> Data segment
↓↓↓

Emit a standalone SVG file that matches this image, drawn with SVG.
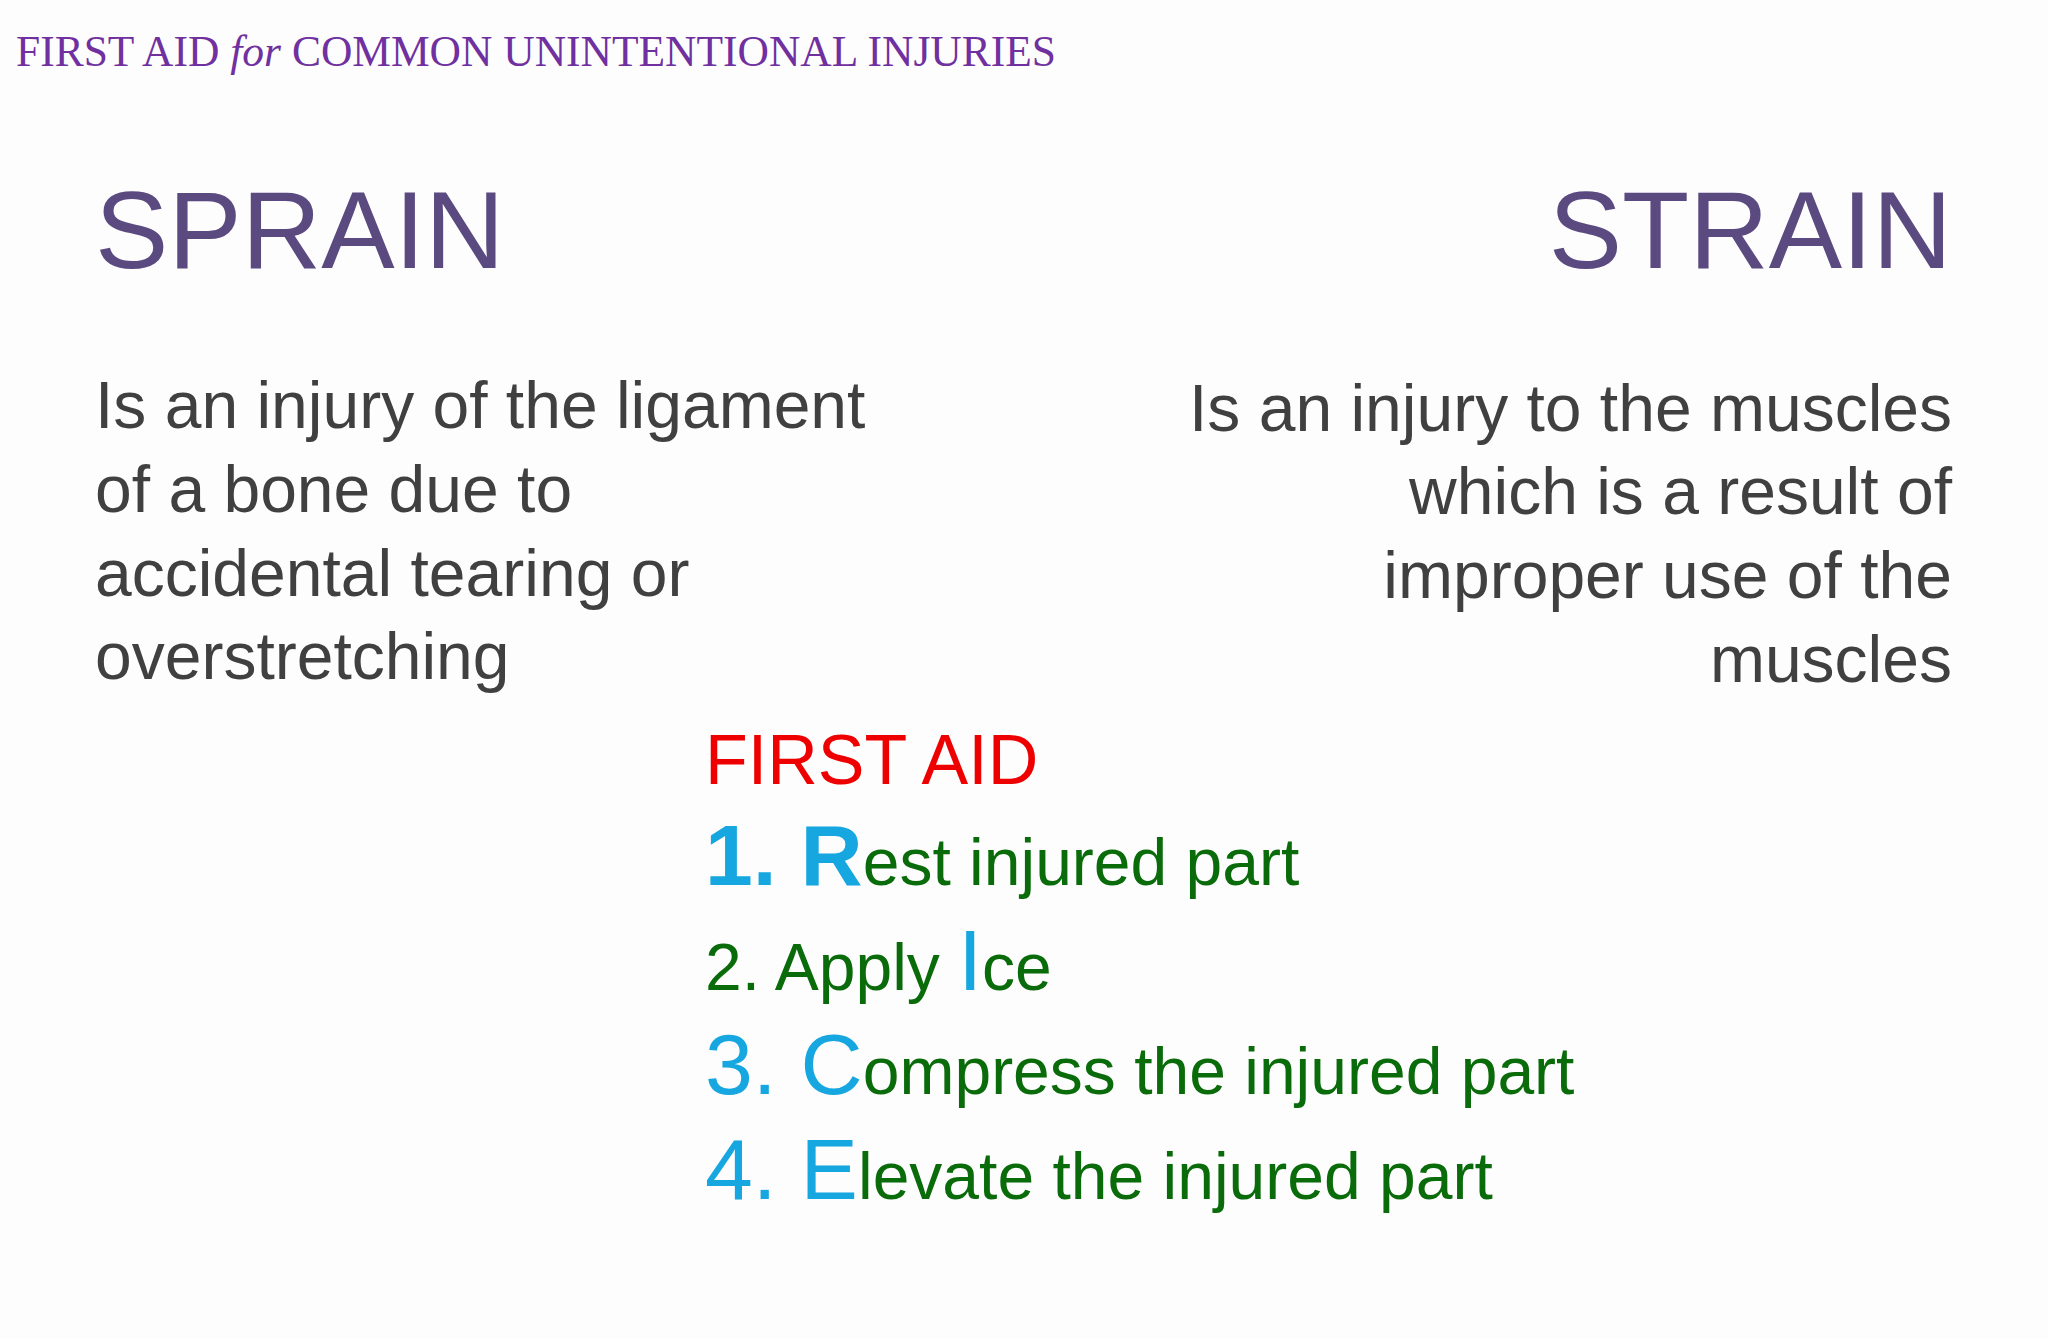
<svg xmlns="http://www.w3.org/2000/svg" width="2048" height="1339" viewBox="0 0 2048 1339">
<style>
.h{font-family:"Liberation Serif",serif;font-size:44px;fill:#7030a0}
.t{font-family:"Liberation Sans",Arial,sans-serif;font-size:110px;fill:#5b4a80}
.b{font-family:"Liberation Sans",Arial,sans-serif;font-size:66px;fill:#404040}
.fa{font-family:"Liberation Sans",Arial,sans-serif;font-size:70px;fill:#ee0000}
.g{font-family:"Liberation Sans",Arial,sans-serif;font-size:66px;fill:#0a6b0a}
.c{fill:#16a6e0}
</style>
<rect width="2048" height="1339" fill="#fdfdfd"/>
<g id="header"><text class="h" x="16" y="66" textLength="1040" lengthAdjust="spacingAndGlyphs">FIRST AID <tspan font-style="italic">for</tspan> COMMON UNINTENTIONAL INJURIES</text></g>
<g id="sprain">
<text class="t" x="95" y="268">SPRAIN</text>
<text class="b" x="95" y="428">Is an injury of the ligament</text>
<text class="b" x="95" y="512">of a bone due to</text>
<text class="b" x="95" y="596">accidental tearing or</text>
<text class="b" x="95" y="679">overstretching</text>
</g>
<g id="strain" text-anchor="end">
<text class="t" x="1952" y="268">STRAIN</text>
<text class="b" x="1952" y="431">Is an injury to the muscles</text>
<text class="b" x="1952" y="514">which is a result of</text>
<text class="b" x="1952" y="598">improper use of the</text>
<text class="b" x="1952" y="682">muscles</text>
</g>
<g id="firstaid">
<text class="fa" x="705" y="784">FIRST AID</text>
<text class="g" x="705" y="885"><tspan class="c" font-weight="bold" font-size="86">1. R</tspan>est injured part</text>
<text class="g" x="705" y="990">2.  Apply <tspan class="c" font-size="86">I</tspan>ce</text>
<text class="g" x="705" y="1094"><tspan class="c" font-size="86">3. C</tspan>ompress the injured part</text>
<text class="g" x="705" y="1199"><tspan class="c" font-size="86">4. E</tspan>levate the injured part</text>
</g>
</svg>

↑↑↑

> Required work
Set down the material exactly, every line of it, except for the pictures.

> Final result
Emit a standalone SVG file that matches this image, drawn with SVG.
<svg xmlns="http://www.w3.org/2000/svg" width="2048" height="1339" viewBox="0 0 2048 1339">
<style>
.h{font-family:"Liberation Serif",serif;font-size:44px;fill:#7030a0}
.t{font-family:"Liberation Sans",Arial,sans-serif;font-size:110px;fill:#5b4a80}
.b{font-family:"Liberation Sans",Arial,sans-serif;font-size:66px;fill:#404040}
.fa{font-family:"Liberation Sans",Arial,sans-serif;font-size:70px;fill:#ee0000}
.g{font-family:"Liberation Sans",Arial,sans-serif;font-size:66px;fill:#0a6b0a}
.c{fill:#16a6e0}
</style>
<rect width="2048" height="1339" fill="#fdfdfd"/>
<g id="header"><text class="h" x="16" y="66" textLength="1040" lengthAdjust="spacingAndGlyphs">FIRST AID <tspan font-style="italic">for</tspan> COMMON UNINTENTIONAL INJURIES</text></g>
<g id="sprain">
<text class="t" x="95" y="268">SPRAIN</text>
<text class="b" x="95" y="428">Is an injury of the ligament</text>
<text class="b" x="95" y="512">of a bone due to</text>
<text class="b" x="95" y="596">accidental tearing or</text>
<text class="b" x="95" y="679">overstretching</text>
</g>
<g id="strain" text-anchor="end">
<text class="t" x="1952" y="268">STRAIN</text>
<text class="b" x="1952" y="431">Is an injury to the muscles</text>
<text class="b" x="1952" y="514">which is a result of</text>
<text class="b" x="1952" y="598">improper use of the</text>
<text class="b" x="1952" y="682">muscles</text>
</g>
<g id="firstaid">
<text class="fa" x="705" y="784">FIRST AID</text>
<text class="g" x="705" y="885"><tspan class="c" font-weight="bold" font-size="86">1. R</tspan>est injured part</text>
<text class="g" x="705" y="990">2.  Apply <tspan class="c" font-size="86">I</tspan>ce</text>
<text class="g" x="705" y="1094"><tspan class="c" font-size="86">3. C</tspan>ompress the injured part</text>
<text class="g" x="705" y="1199"><tspan class="c" font-size="86">4. E</tspan>levate the injured part</text>
</g>
</svg>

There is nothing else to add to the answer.